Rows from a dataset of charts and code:
====

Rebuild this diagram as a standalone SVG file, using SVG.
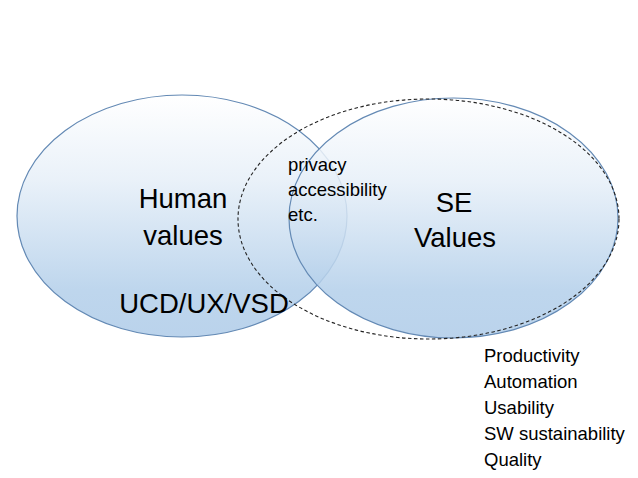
<svg xmlns="http://www.w3.org/2000/svg" width="638" height="478" viewBox="0 0 638 478">
<defs>
<linearGradient id="g" x1="0" y1="0" x2="0" y2="1">
<stop offset="0" stop-color="#ffffff"/>
<stop offset="0.35" stop-color="#e6eff8"/>
<stop offset="0.8" stop-color="#b3cfea"/>
<stop offset="1" stop-color="#aecbe8"/>
</linearGradient>
<style>
.ell{fill:url(#g);fill-opacity:0.85;stroke:#6389b4;stroke-width:1.2}
.dash{fill:none;stroke:#222;stroke-width:1.1;stroke-dasharray:3.5 2.5}
.big{font-family:"Liberation Sans",Arial,sans-serif;font-size:27.5px;fill:#000;text-anchor:middle}
.sm{font-family:"Liberation Sans",Arial,sans-serif;font-size:18.5px;fill:#000}
</style>
</defs>
<rect width="638" height="478" fill="#fff"/>
<g id="human">
<ellipse class="ell" cx="182" cy="216" rx="165" ry="121"/>
</g>
<g id="se">
<ellipse class="ell" cx="453.5" cy="218" rx="164.5" ry="120"/>
</g>
<g id="connectors">
<ellipse class="dash" cx="428.5" cy="219" rx="190.5" ry="120"/>
</g>
<g id="labels">
<text class="big" x="183" y="208">Human</text>
<text class="big" x="183" y="245">values</text>
<text class="big" x="204" y="313">UCD/UX/VSD</text>
<text class="big" x="454" y="212">SE</text>
<text class="big" x="455" y="247">Values</text>
<text class="sm" x="288" y="171">privacy</text>
<text class="sm" x="288" y="196">accessibility</text>
<text class="sm" x="288" y="221">etc.</text>
<text class="sm" x="484" y="362">Productivity</text>
<text class="sm" x="484" y="388">Automation</text>
<text class="sm" x="484" y="414">Usability</text>
<text class="sm" x="484" y="440">SW sustainability</text>
<text class="sm" x="484" y="466">Quality</text>
</g>
</svg>
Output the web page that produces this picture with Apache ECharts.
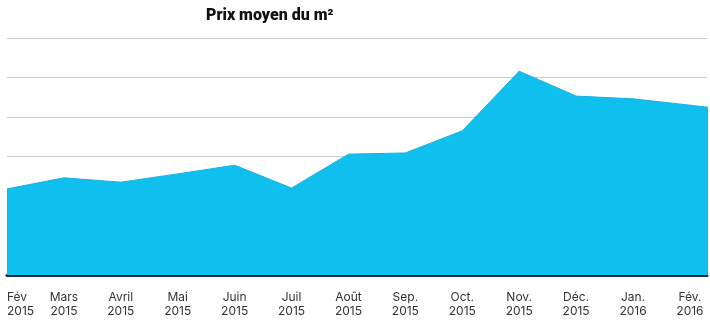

====

Pick out every line above that contains the word "this" and copy it.

Rebuild this diagram as a standalone SVG file, using SVG.
Output the web page that produces this picture with Apache ECharts.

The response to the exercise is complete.